Required work:
Report the number of lines containing "chart", with no other words.

Material for this task:
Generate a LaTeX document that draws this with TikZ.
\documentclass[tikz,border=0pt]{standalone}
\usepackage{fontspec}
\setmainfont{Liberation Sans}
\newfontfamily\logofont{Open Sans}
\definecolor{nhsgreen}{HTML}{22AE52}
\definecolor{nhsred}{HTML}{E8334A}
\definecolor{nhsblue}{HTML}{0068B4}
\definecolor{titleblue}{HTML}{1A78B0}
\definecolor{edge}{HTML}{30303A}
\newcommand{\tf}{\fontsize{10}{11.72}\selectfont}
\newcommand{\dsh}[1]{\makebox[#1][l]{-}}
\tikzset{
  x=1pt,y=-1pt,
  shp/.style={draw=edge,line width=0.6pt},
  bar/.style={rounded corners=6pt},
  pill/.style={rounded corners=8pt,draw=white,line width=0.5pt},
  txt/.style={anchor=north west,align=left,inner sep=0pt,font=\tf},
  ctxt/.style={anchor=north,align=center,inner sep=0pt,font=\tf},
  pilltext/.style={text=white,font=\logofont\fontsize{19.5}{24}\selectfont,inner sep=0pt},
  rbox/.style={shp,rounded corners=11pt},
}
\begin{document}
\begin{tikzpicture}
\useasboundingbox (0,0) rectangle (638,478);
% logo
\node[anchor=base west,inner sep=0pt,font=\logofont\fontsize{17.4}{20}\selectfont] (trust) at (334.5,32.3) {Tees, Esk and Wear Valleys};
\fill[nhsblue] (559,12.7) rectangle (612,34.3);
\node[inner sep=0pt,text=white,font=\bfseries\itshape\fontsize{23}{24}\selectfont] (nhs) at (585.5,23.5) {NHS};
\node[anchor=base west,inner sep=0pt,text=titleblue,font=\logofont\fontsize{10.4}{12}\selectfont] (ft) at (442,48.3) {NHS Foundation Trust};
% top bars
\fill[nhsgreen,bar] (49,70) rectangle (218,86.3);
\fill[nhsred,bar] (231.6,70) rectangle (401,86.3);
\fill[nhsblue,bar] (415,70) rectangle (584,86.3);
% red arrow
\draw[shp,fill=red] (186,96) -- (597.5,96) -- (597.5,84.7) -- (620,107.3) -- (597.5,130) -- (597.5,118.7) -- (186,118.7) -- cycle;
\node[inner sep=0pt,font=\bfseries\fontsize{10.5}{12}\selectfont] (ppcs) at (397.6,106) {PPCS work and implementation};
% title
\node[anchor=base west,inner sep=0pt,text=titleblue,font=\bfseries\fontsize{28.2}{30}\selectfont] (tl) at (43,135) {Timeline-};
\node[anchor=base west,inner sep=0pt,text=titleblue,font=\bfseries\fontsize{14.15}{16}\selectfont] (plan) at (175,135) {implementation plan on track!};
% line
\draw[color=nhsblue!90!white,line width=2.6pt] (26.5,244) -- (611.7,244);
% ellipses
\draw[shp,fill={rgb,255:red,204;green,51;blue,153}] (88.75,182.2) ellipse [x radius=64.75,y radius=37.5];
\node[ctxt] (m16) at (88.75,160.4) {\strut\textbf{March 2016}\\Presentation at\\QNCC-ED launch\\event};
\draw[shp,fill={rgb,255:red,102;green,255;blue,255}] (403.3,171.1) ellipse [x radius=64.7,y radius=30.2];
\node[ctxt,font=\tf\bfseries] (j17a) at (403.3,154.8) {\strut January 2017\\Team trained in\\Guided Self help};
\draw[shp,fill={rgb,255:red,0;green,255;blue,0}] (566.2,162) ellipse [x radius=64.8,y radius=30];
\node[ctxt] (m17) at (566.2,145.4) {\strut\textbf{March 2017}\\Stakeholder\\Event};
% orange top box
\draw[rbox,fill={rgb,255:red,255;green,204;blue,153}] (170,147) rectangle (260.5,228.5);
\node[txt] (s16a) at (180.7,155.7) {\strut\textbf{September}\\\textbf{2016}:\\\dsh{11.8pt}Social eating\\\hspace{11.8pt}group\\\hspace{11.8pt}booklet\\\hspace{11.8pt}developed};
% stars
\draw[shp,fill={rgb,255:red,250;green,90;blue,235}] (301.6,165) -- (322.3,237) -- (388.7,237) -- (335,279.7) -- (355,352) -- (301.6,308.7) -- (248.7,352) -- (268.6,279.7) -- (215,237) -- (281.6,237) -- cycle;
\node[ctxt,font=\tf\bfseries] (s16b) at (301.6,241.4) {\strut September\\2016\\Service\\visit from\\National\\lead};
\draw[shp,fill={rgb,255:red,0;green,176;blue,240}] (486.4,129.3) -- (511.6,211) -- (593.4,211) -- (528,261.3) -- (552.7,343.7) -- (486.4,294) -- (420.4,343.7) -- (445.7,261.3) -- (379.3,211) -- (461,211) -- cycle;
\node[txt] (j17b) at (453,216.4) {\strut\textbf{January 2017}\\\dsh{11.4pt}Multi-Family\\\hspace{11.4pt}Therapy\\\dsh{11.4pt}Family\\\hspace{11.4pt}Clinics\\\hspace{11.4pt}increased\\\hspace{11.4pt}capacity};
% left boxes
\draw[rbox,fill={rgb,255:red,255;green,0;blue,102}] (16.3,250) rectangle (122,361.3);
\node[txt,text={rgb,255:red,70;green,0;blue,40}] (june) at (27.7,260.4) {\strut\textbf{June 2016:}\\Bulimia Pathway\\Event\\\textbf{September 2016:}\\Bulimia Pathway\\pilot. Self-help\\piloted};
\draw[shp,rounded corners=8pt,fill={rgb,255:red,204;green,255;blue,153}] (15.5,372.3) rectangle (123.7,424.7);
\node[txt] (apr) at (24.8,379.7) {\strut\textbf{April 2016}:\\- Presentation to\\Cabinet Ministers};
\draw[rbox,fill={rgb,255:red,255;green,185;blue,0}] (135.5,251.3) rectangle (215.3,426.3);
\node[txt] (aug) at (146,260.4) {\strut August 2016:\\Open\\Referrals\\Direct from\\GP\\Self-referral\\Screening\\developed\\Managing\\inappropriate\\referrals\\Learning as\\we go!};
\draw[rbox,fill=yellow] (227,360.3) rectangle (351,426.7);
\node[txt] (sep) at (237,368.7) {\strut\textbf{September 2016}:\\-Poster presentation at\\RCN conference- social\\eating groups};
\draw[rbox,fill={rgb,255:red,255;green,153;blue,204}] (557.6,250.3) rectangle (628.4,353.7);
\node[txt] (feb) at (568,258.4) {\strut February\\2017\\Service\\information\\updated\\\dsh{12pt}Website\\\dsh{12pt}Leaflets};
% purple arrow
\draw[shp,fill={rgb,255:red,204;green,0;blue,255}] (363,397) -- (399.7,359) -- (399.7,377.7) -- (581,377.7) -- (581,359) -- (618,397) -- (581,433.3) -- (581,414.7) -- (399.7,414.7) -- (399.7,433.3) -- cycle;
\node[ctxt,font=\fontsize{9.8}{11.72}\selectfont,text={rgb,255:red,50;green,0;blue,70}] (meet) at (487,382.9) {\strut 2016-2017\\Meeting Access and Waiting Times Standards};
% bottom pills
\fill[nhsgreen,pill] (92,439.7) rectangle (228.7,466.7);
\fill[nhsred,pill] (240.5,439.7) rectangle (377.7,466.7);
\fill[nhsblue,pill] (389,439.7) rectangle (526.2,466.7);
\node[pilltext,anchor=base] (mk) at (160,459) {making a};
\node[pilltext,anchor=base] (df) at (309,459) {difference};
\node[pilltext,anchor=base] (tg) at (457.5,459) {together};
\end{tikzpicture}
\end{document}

* * *

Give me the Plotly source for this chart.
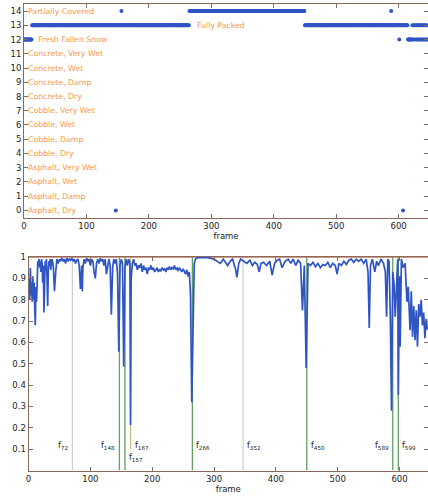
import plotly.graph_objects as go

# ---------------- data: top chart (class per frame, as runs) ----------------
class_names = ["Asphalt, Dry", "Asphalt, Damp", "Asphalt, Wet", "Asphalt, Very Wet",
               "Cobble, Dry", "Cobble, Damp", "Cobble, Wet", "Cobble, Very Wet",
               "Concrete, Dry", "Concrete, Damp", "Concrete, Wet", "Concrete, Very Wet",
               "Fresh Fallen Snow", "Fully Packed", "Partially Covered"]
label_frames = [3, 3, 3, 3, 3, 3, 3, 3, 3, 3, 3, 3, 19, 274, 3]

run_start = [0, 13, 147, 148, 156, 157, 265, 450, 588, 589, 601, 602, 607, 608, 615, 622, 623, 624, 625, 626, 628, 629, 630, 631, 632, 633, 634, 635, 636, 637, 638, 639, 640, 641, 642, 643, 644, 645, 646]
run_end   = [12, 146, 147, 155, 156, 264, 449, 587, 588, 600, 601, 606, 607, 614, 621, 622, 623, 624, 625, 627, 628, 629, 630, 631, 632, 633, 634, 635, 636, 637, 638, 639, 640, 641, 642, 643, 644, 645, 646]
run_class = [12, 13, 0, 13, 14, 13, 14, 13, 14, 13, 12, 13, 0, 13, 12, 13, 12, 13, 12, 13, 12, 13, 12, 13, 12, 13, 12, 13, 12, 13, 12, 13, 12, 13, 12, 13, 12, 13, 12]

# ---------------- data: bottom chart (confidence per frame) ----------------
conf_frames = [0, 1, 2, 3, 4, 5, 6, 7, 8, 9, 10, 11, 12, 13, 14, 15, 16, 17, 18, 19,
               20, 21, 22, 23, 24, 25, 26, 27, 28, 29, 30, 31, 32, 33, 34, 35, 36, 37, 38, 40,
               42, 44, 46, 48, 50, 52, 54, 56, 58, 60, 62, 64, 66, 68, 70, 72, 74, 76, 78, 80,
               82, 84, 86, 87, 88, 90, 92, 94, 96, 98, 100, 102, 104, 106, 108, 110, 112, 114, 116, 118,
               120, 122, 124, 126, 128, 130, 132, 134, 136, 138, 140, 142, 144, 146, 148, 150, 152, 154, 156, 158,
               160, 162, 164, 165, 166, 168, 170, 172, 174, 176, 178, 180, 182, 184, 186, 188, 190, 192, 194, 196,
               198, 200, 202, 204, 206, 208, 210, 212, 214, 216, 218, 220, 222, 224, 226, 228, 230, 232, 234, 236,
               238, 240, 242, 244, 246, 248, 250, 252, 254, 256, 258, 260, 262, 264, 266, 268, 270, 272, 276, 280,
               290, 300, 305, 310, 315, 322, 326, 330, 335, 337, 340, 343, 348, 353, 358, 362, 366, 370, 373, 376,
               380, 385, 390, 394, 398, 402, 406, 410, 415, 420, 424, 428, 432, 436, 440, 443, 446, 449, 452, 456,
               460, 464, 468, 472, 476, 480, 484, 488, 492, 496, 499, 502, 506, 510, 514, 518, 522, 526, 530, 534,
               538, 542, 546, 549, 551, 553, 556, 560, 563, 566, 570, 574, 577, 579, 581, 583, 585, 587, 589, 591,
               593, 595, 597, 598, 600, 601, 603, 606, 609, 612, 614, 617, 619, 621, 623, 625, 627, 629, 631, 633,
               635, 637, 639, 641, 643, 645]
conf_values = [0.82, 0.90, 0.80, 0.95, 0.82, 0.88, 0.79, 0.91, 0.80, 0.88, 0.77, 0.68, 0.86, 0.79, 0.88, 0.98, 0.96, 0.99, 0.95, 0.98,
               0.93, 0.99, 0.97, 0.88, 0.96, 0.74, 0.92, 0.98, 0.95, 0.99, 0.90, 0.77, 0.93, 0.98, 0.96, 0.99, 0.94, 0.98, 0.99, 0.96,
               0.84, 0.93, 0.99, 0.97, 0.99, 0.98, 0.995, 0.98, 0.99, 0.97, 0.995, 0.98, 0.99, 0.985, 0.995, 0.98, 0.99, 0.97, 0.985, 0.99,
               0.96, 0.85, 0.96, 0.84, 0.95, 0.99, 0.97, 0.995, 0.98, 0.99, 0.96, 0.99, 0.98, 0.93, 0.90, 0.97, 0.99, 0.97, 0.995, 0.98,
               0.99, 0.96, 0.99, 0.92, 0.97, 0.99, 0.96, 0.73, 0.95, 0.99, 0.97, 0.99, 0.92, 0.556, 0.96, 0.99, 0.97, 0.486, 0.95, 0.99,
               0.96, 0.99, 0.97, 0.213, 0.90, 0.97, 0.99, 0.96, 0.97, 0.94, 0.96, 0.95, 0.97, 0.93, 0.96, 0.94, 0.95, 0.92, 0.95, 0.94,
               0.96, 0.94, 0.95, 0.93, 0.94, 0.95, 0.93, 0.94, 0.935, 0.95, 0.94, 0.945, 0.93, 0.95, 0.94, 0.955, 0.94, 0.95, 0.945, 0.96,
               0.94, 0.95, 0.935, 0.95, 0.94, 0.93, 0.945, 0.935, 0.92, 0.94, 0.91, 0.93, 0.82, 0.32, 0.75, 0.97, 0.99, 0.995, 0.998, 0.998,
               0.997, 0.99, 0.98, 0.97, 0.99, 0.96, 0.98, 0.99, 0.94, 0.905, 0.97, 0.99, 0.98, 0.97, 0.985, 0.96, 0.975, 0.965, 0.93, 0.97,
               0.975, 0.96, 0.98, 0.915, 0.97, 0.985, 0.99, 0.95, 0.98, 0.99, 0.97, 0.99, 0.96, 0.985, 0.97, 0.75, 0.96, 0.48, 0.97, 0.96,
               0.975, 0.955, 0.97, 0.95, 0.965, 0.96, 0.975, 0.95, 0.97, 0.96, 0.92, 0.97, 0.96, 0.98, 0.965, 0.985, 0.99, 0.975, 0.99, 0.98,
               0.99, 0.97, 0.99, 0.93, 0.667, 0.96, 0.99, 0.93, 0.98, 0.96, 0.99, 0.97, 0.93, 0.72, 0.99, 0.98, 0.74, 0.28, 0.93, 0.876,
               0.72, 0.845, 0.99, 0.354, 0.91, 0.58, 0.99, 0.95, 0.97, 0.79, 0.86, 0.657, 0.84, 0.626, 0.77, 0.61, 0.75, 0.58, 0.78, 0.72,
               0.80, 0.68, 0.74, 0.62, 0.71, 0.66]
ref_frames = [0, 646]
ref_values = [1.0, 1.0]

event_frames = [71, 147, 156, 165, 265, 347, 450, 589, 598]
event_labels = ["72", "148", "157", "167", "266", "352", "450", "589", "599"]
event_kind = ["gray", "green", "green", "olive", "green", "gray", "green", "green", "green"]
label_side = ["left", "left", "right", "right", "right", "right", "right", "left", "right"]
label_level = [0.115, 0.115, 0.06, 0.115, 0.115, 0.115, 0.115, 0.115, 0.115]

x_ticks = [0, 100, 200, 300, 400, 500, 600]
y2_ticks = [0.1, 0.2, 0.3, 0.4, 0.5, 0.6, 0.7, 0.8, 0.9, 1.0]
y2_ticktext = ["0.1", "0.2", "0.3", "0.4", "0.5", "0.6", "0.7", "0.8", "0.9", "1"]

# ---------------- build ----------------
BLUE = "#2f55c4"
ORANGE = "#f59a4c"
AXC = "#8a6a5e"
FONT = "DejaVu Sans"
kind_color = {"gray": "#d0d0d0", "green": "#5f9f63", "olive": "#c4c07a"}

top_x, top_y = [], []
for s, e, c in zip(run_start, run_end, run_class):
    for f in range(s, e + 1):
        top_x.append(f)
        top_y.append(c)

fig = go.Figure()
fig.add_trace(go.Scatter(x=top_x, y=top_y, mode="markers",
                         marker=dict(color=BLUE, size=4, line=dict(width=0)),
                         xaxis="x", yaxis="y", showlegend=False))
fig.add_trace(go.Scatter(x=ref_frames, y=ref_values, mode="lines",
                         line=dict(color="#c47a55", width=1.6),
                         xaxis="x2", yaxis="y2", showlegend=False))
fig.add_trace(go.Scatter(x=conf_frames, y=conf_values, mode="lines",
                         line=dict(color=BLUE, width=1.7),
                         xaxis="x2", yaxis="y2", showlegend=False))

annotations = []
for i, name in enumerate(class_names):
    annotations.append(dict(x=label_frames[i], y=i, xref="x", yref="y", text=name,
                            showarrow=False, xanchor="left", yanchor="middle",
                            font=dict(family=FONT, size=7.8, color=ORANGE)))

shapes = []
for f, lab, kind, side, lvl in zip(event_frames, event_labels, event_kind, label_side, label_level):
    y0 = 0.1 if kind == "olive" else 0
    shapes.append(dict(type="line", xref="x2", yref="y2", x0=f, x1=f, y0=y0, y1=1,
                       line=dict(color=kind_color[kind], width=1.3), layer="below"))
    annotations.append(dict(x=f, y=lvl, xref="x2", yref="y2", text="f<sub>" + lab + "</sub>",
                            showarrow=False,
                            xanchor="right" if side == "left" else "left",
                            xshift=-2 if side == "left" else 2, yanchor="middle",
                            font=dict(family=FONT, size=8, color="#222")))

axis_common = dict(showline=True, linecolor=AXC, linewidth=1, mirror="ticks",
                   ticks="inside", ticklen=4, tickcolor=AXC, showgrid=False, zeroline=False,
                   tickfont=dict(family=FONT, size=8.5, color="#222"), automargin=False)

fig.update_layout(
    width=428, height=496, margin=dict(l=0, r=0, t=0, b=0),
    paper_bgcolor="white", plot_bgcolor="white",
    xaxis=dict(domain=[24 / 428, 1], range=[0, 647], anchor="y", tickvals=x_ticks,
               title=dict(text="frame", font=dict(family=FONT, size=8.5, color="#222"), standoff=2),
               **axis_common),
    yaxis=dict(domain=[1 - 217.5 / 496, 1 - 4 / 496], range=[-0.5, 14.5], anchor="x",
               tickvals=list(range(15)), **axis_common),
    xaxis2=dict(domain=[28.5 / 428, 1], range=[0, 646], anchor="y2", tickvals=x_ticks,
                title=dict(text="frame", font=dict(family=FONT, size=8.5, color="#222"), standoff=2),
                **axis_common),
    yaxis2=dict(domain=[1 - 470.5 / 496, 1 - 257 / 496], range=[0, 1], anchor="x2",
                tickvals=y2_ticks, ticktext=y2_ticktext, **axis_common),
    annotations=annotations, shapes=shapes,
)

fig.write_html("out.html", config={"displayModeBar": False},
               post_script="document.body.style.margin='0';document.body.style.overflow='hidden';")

Finished task:
3